• **Data excerpts**:
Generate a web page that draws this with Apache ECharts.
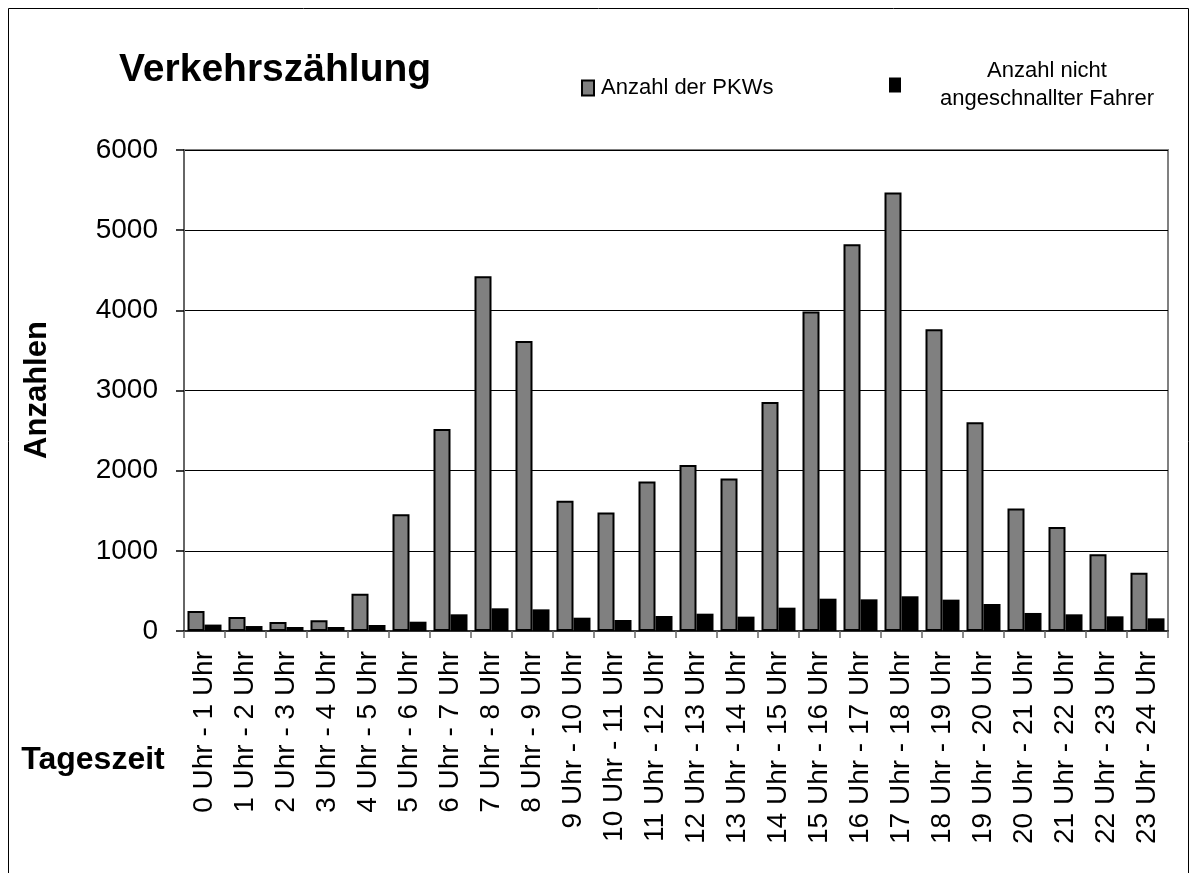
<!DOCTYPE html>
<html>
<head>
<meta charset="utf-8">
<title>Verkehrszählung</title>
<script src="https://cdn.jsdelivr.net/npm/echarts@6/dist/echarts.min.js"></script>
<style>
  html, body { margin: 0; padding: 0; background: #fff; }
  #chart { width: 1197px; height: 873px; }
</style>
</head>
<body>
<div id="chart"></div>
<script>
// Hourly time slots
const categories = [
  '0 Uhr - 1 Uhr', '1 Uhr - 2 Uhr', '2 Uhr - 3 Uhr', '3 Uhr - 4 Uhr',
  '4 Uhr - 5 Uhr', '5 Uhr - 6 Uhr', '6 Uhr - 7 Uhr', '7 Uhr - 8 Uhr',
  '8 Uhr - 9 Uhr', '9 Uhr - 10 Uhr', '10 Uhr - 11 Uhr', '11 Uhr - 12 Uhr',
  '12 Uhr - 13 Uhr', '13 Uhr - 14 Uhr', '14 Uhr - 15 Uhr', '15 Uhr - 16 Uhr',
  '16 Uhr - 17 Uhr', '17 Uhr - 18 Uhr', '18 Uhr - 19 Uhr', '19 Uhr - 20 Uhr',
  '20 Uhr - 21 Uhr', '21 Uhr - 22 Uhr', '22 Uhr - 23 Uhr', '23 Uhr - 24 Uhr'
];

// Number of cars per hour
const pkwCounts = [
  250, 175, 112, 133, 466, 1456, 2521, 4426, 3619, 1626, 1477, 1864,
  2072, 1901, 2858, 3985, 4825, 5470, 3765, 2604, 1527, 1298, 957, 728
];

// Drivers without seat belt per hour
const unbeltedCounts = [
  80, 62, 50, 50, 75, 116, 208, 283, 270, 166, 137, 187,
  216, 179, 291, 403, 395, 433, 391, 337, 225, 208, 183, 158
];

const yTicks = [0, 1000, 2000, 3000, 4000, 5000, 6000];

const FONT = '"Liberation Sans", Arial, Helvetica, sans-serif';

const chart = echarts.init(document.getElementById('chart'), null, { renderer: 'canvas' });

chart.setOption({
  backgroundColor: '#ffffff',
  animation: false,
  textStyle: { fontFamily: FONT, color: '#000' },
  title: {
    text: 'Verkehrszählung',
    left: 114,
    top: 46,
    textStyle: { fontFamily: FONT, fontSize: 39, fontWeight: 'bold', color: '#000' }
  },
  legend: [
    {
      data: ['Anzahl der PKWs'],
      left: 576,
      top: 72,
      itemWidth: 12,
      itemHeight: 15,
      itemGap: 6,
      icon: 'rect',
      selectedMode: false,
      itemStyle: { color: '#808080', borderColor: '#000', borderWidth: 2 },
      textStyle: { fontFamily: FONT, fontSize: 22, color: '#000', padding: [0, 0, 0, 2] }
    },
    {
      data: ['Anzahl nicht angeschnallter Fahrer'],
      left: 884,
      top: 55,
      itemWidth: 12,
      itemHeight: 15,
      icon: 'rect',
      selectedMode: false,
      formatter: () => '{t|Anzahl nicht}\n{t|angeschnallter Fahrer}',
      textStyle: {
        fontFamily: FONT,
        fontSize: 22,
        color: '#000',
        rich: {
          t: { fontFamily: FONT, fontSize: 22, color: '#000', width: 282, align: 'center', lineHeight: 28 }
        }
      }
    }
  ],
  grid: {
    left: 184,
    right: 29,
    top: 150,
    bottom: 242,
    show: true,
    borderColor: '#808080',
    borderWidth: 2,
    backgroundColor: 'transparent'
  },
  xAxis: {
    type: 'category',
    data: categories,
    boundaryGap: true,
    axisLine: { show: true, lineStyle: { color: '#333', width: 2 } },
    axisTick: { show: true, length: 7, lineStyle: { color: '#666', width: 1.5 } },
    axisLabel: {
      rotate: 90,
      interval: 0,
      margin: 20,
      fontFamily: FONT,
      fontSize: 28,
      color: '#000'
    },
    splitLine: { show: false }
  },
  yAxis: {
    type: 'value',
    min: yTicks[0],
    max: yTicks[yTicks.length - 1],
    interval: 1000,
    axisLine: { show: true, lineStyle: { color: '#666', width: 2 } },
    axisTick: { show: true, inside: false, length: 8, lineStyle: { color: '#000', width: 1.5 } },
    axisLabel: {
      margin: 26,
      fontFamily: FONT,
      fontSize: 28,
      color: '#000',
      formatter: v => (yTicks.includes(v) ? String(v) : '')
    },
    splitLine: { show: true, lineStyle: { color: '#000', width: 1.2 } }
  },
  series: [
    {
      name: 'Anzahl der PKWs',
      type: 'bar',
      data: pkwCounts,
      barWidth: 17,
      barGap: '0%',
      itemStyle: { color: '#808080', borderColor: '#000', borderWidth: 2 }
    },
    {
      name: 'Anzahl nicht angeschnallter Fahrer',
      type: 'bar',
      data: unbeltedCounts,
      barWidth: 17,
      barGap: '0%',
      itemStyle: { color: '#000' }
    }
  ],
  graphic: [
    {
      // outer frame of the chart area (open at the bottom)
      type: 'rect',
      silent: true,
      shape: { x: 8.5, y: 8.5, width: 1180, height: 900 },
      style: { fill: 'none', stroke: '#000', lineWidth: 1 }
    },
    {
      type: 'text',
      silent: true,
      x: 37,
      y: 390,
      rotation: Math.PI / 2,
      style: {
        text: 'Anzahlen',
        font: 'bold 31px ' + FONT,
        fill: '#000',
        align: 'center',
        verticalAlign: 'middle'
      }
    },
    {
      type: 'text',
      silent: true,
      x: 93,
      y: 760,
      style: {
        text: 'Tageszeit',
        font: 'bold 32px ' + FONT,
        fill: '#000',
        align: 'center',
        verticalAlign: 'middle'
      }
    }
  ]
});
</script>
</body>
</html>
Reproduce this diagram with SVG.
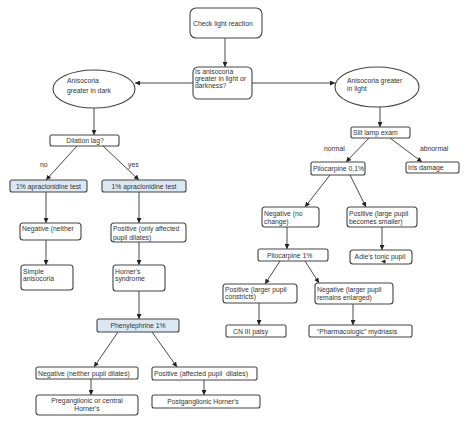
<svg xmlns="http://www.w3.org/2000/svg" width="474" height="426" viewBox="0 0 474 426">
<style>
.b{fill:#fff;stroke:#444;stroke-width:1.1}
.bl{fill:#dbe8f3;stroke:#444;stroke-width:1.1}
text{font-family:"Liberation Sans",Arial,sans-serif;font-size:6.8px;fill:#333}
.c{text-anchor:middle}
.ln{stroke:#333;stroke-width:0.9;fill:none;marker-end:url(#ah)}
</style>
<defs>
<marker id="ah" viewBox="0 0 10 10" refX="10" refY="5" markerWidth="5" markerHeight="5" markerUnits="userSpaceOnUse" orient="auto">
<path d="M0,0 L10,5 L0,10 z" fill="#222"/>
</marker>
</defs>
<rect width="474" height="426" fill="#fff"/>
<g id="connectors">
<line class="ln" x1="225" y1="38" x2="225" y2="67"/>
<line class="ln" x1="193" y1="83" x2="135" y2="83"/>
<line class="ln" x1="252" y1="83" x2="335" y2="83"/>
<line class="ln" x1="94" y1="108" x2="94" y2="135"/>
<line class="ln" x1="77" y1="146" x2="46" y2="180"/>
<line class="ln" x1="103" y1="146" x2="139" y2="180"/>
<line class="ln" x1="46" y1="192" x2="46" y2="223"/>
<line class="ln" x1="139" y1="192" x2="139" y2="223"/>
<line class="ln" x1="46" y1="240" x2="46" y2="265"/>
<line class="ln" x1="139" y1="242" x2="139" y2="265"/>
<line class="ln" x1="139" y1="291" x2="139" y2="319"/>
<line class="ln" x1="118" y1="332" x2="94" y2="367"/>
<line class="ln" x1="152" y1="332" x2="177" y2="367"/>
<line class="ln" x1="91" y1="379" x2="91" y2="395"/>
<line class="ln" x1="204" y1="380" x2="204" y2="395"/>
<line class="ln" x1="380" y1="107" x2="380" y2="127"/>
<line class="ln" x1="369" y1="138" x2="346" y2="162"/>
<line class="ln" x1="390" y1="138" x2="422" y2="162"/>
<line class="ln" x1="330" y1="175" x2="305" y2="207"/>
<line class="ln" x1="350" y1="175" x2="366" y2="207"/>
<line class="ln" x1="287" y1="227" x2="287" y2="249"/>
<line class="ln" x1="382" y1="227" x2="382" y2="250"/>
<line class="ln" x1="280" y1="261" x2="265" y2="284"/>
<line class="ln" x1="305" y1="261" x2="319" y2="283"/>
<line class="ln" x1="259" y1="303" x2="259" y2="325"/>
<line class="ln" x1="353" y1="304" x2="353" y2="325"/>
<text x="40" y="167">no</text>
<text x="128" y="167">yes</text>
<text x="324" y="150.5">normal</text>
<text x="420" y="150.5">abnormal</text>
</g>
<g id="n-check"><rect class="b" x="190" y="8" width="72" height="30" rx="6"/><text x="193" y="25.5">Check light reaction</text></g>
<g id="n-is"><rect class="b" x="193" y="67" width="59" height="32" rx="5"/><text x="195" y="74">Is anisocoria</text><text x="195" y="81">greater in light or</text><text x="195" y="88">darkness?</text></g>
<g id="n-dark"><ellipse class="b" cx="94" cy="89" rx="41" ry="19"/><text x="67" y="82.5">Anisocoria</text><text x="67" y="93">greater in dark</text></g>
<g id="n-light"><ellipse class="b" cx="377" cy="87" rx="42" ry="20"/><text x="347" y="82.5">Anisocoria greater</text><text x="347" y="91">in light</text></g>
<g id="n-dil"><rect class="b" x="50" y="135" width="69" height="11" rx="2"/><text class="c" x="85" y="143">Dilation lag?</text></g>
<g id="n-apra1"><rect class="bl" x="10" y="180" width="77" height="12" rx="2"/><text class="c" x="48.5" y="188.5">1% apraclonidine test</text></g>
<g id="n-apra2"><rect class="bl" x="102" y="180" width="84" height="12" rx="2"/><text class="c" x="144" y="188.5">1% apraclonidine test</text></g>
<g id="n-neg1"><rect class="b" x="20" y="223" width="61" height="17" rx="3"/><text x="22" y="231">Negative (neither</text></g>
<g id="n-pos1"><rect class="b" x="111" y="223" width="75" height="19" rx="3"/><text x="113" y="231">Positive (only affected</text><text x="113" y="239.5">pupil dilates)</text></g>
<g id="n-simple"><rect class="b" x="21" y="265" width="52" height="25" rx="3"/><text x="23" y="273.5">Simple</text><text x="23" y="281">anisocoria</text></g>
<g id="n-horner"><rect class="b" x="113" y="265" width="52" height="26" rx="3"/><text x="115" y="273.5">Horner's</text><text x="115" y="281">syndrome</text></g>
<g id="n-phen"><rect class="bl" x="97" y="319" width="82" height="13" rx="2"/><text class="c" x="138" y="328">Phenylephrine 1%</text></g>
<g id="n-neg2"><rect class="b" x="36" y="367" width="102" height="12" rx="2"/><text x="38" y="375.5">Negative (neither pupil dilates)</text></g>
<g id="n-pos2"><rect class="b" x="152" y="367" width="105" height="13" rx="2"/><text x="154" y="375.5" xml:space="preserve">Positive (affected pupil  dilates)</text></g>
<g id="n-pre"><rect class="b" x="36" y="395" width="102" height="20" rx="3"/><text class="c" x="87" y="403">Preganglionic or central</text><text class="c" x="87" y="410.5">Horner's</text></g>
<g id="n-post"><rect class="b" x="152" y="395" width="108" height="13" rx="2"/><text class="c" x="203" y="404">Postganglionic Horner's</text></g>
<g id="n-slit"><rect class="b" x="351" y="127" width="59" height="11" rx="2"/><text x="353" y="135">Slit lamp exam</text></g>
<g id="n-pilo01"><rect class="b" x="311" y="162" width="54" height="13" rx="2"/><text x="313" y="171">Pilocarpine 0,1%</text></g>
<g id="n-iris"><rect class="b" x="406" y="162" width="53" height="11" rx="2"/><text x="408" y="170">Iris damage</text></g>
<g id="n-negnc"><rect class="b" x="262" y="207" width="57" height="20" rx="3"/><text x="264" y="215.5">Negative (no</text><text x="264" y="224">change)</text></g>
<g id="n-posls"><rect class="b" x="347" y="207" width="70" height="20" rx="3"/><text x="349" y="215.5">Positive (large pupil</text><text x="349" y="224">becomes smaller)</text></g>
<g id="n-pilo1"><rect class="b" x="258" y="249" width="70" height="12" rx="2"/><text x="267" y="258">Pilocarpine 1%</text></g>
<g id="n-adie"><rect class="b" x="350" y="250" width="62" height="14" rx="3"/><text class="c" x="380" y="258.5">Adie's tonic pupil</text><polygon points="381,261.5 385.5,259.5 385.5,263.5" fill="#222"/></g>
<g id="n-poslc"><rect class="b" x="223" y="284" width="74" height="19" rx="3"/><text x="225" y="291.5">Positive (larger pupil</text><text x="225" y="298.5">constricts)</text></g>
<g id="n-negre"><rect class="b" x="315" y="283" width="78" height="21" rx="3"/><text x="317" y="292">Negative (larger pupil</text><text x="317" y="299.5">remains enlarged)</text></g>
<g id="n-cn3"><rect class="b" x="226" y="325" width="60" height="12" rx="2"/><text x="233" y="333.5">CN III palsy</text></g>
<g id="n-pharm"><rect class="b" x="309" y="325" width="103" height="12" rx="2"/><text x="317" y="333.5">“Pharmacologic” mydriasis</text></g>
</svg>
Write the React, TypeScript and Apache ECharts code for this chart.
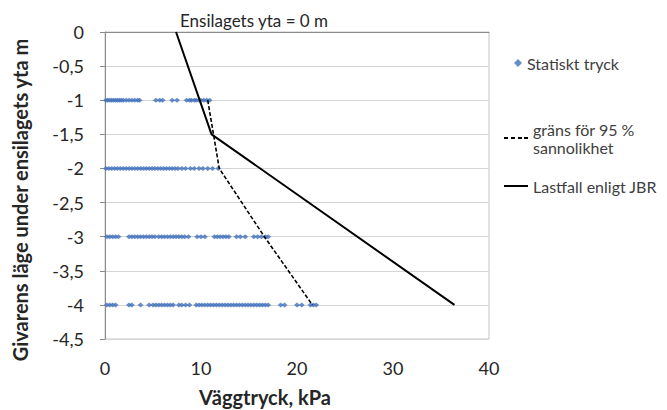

• **Goal of the exercise**:
Pull out the lines above in which the word "this" appears.

• **Answer in full**:
Generate a web page that draws this with Apache ECharts.
Reproduce this diagram with SVG.
Write the React, TypeScript and Apache ECharts code for this chart.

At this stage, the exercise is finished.